Holiday Recipes

Ruth Alden's Pumpkin Pie recipe c1660

Ruth Alden Bass created this recipe which her daughter Sarah Bass Thayer passed on and was given to my mother’s oldest sister, Helen Stuart Keith when she was a little girl about 1891 and was visiting a Thayer cousin. My mother’s family always followed it and I grew up delighting in it. The original probably used treacle and whole fresh milk. The distinctive flavor of pumpkin, raw milk and molasses sugar results from the right proportions. The spices enhance with a clever combination that enhances but does not overwhelm. Note that it does not use cloves!

1 ½ cups pumpkin puree
1 cup dark brown sugar, lightly packed
½ teaspoon salt
1 scant teaspoon cinnamon
1 scant teaspoon nutmeg
½ scant teaspoon ginger
¼ scant teaspoon mace
Combine in the order given
Add 2 eggs lightly beaten
Stir adding 1 can evaporated milk
Mix well then pour into a
pastry crust using a deep 9 inch pie pan
Bake at 450 F for 10 minutes
Bake at 350 F for 40 minutes

Note: scant means less than level
Rev. David P. Wyatt, Alden Kindred

Chocolate Steamed Pudding

Recipe from Madeline Farmer Ryder of Waltham, MA whose great grandmother was Lydia Alden (1822) Moore. Lydia was born in the Alden House in Duxbury and is Pauline Ryder Kezer’s great, great grandmother.

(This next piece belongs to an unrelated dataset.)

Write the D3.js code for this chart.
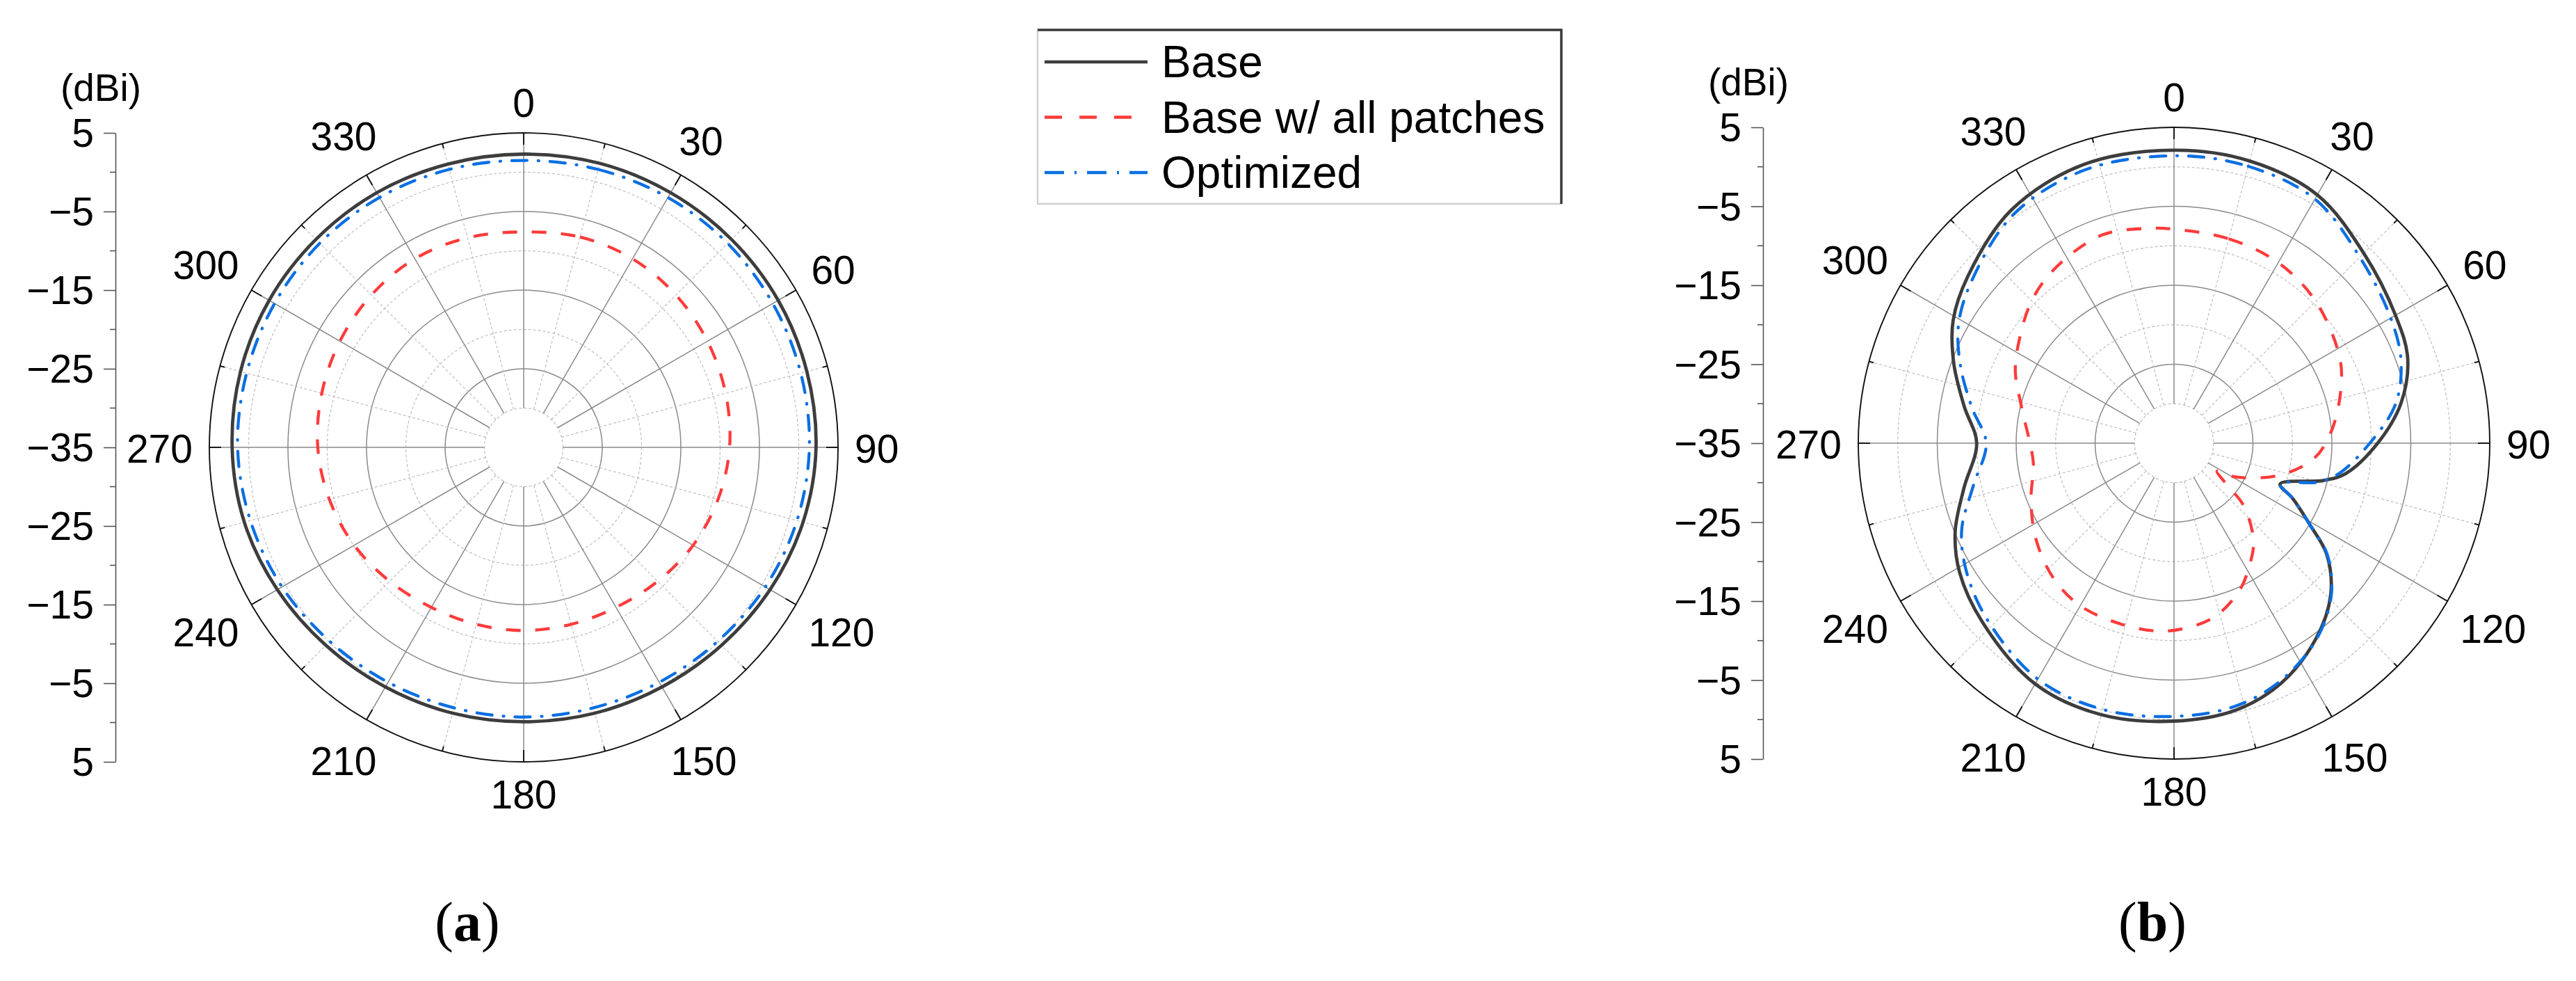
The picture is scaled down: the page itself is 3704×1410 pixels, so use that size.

(This was the favorite Sunday or Holiday Dessert. It is steamed on top of the stove in a bowl set in a large pot with water in the bottom and the bowl covered with foil and the lid on the pot. It steams for an hour on low heat to simmer. When the turkey or other roast came out of the oven ten minutes before dinner, the pudding is removed from the pot and placed in the oven for 10 minutes. It will be moist and cakelike texture. Serve with the creamy sauce,)

Chocolate Steamed Pudding

1 egg
½ cup sugar
1 TBSP butter
2 packets unsweetened chocolate
1 rounded cup of sifted flour
2 tsps. Baking Powder
2/3 cup milk

Melt butter and chocolate; add it to the mixing bowl where you have beaten the egg and added the sugar; add flour Baking Powder and milk. Place this batter into a greased bowl or dish which will fit into a large pot. Place water in pot and bring to a boil. Place cake covered with foil in the pot. Put on lid, reduce heat an cover it with a lid. Simmer for an hour. Remove cake bowl and uncover. Place in 350 degree oven for 8-10 minutes. Serve warm with sauce.

Sauce for Chocolate Steamed Pudding

1 beaten egg, ¾ cup of sugar and a tsp of vanilla. Mix well, In separate bowl whip one cup of heavy cream til stiff. Mix with the sugar/egg/vanilla. Stir til smooth. Always stir this sauce before outing it on the pudding.

Shared by Pauline R. Kezer, AKA President


Holiday Traditions

Huge Thanksgiving Meal

Me, my parents, five brothers and about 10 of my relatives would go over to my grandparents house where my grandfather would spend the whole day cooking the largest turkey that money could buy, usually in excess of 25 pounds. It was considered quite manly to eat a lot so as a young boy I would eat a huge amount of turkey, for me being the whole leg from this massive bird, plus the usual fixings like mashed potatoes, sweet potatoes, cranberry sauce, stuffing, creamed onions, green beans, corn, gravy, topped off with a desert of a choice of apple, pumpkin or cherry pie with ice cream. Seconds of dessert was mandatory.

Terry Reiber, Alden Lifetime Member


Grandmother Nora Edson Bowman - Descendant of Joseph Alden

Click photo above to enlarge

Hi, this is a Thanksgiving story about my great Grandmother Nora Edson Bowman descendant of Joseph Alden! Sincerely, Jennifer Hovey Reiter


Story Submitted by Susan Hall McCannell

I fondly recall our family gatherings with my dad’s New England family. Always on the menu, besides the turkey and fixings, were turnips and creamed onions, which were favorites of his uncle. He was the brother to my dad’s mother, the matriarch of the New England family going back many generations. The gatherings of nearly 30 often occurred at our home. My great uncle relished the gatherings as it reminded him of his family of 10 brothers and sisters, his parents, and other family members who lived nearby the family farm in Southern Maine. To this day, I pass on the turnips but enjoy the creamed onions. I also enjoy watching the Detroit Lions, who always played on Thanksgiving Day, often back then in snow. I also recall that my great uncle always said the prayer of thanks. When he died, my father took over that family tradition with much grace and heartfelt thanks. Good memories of family times, good food, and a time of giving thanks.